▶ **Task statement**: Please give the entries again in full and exactly, without any picture.

┄┄┄┄┄┄┄┄┄┄

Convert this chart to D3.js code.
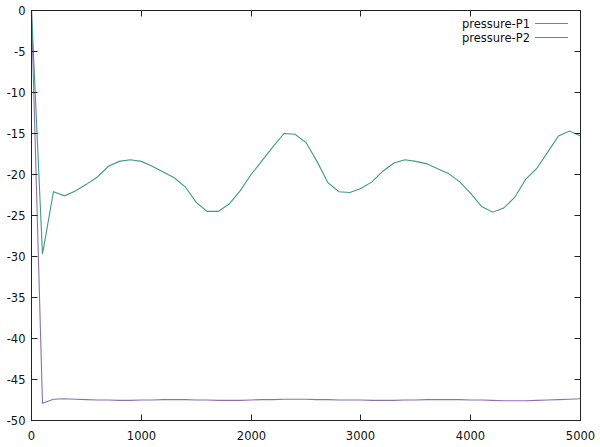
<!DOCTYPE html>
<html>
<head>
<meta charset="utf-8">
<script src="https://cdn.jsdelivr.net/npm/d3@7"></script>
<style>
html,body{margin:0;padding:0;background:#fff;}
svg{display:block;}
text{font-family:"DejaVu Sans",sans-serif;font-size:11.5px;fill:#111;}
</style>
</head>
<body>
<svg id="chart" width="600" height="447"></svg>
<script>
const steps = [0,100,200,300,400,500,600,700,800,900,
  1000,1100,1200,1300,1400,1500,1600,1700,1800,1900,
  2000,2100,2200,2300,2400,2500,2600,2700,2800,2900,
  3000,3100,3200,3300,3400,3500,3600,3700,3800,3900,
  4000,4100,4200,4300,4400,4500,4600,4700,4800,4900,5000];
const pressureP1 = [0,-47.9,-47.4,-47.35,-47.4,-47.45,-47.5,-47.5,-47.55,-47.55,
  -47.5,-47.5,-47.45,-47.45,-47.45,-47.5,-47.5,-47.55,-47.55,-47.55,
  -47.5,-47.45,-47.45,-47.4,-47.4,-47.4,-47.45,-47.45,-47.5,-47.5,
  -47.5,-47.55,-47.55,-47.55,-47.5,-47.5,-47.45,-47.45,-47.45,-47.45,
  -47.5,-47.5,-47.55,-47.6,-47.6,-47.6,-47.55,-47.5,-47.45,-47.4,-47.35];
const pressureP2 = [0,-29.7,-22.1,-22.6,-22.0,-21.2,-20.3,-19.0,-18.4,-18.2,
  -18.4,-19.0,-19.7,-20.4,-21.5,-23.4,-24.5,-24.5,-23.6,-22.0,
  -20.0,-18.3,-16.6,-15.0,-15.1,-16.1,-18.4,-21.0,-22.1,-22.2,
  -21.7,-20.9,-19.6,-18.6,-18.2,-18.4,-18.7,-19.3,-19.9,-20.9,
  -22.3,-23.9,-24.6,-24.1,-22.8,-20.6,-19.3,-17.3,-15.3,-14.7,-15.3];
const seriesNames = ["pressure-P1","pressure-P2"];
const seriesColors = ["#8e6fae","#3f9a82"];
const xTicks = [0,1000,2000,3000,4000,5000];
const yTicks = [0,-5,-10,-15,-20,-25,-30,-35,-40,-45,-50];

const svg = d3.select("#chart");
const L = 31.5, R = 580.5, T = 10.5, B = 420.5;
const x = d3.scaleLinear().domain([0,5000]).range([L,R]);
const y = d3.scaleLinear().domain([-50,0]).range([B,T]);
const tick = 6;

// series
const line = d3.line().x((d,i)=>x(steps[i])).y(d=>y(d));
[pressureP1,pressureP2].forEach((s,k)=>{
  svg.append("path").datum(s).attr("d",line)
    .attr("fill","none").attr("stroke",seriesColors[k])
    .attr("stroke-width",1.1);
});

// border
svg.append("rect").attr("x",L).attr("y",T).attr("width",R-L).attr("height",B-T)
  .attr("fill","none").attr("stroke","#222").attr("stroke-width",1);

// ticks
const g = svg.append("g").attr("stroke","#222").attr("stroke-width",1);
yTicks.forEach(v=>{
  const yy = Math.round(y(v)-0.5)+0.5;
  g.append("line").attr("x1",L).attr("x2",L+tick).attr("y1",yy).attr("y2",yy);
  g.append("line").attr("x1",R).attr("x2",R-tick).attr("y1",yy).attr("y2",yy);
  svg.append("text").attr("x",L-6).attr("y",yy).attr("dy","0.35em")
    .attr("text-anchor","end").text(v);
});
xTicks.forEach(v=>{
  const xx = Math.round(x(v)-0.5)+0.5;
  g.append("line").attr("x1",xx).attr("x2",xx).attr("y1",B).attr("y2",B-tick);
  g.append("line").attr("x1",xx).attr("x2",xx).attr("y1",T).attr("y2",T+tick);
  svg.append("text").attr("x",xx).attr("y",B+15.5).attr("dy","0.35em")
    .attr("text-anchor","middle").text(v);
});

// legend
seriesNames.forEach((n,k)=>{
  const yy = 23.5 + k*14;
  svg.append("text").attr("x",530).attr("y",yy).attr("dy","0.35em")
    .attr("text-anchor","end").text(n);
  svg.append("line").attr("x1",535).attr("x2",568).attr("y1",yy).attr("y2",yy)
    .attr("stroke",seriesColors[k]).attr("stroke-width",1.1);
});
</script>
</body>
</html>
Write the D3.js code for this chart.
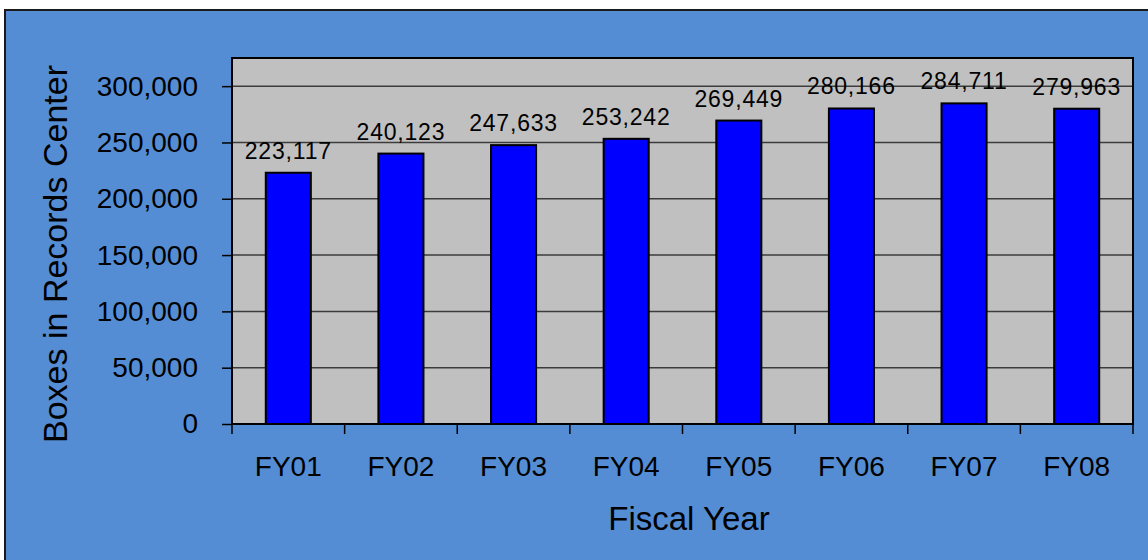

┄┄┄┄┄┄┄┄┄┄

▶ **Problem solution**:
Convert this chart to D3.js code.
<!DOCTYPE html>
<html>
<head>
<meta charset="utf-8">
<script src="https://cdn.jsdelivr.net/npm/d3@7"></script>
<style>
html,body{margin:0;padding:0;background:#fff;}
svg{display:block;}
text{font-family:"DejaVu Sans",sans-serif;font-size:11.5px;fill:#111;}
</style>
</head>
<body>
<svg id="chart" width="600" height="447"></svg>
<script>
const steps = [0,100,200,300,400,500,600,700,800,900,
  1000,1100,1200,1300,1400,1500,1600,1700,1800,1900,
  2000,2100,2200,2300,2400,2500,2600,2700,2800,2900,
  3000,3100,3200,3300,3400,3500,3600,3700,3800,3900,
  4000,4100,4200,4300,4400,4500,4600,4700,4800,4900,5000];
const pressureP1 = [0,-47.9,-47.4,-47.35,-47.4,-47.45,-47.5,-47.5,-47.55,-47.55,
  -47.5,-47.5,-47.45,-47.45,-47.45,-47.5,-47.5,-47.55,-47.55,-47.55,
  -47.5,-47.45,-47.45,-47.4,-47.4,-47.4,-47.45,-47.45,-47.5,-47.5,
  -47.5,-47.55,-47.55,-47.55,-47.5,-47.5,-47.45,-47.45,-47.45,-47.45,
  -47.5,-47.5,-47.55,-47.6,-47.6,-47.6,-47.55,-47.5,-47.45,-47.4,-47.35];
const pressureP2 = [0,-29.7,-22.1,-22.6,-22.0,-21.2,-20.3,-19.0,-18.4,-18.2,
  -18.4,-19.0,-19.7,-20.4,-21.5,-23.4,-24.5,-24.5,-23.6,-22.0,
  -20.0,-18.3,-16.6,-15.0,-15.1,-16.1,-18.4,-21.0,-22.1,-22.2,
  -21.7,-20.9,-19.6,-18.6,-18.2,-18.4,-18.7,-19.3,-19.9,-20.9,
  -22.3,-23.9,-24.6,-24.1,-22.8,-20.6,-19.3,-17.3,-15.3,-14.7,-15.3];
const seriesNames = ["pressure-P1","pressure-P2"];
const seriesColors = ["#8e6fae","#3f9a82"];
const xTicks = [0,1000,2000,3000,4000,5000];
const yTicks = [0,-5,-10,-15,-20,-25,-30,-35,-40,-45,-50];

const svg = d3.select("#chart");
const L = 31.5, R = 580.5, T = 10.5, B = 420.5;
const x = d3.scaleLinear().domain([0,5000]).range([L,R]);
const y = d3.scaleLinear().domain([-50,0]).range([B,T]);
const tick = 6;

// series
const line = d3.line().x((d,i)=>x(steps[i])).y(d=>y(d));
[pressureP1,pressureP2].forEach((s,k)=>{
  svg.append("path").datum(s).attr("d",line)
    .attr("fill","none").attr("stroke",seriesColors[k])
    .attr("stroke-width",1.1);
});

// border
svg.append("rect").attr("x",L).attr("y",T).attr("width",R-L).attr("height",B-T)
  .attr("fill","none").attr("stroke","#222").attr("stroke-width",1);

// ticks
const g = svg.append("g").attr("stroke","#222").attr("stroke-width",1);
yTicks.forEach(v=>{
  const yy = Math.round(y(v)-0.5)+0.5;
  g.append("line").attr("x1",L).attr("x2",L+tick).attr("y1",yy).attr("y2",yy);
  g.append("line").attr("x1",R).attr("x2",R-tick).attr("y1",yy).attr("y2",yy);
  svg.append("text").attr("x",L-6).attr("y",yy).attr("dy","0.35em")
    .attr("text-anchor","end").text(v);
});
xTicks.forEach(v=>{
  const xx = Math.round(x(v)-0.5)+0.5;
  g.append("line").attr("x1",xx).attr("x2",xx).attr("y1",B).attr("y2",B-tick);
  g.append("line").attr("x1",xx).attr("x2",xx).attr("y1",T).attr("y2",T+tick);
  svg.append("text").attr("x",xx).attr("y",B+15.5).attr("dy","0.35em")
    .attr("text-anchor","middle").text(v);
});

// legend
seriesNames.forEach((n,k)=>{
  const yy = 23.5 + k*14;
  svg.append("text").attr("x",530).attr("y",yy).attr("dy","0.35em")
    .attr("text-anchor","end").text(n);
  svg.append("line").attr("x1",535).attr("x2",568).attr("y1",yy).attr("y2",yy)
    .attr("stroke",seriesColors[k]).attr("stroke-width",1.1);
});
</script>
</body>
</html>
Write the D3.js code for this chart.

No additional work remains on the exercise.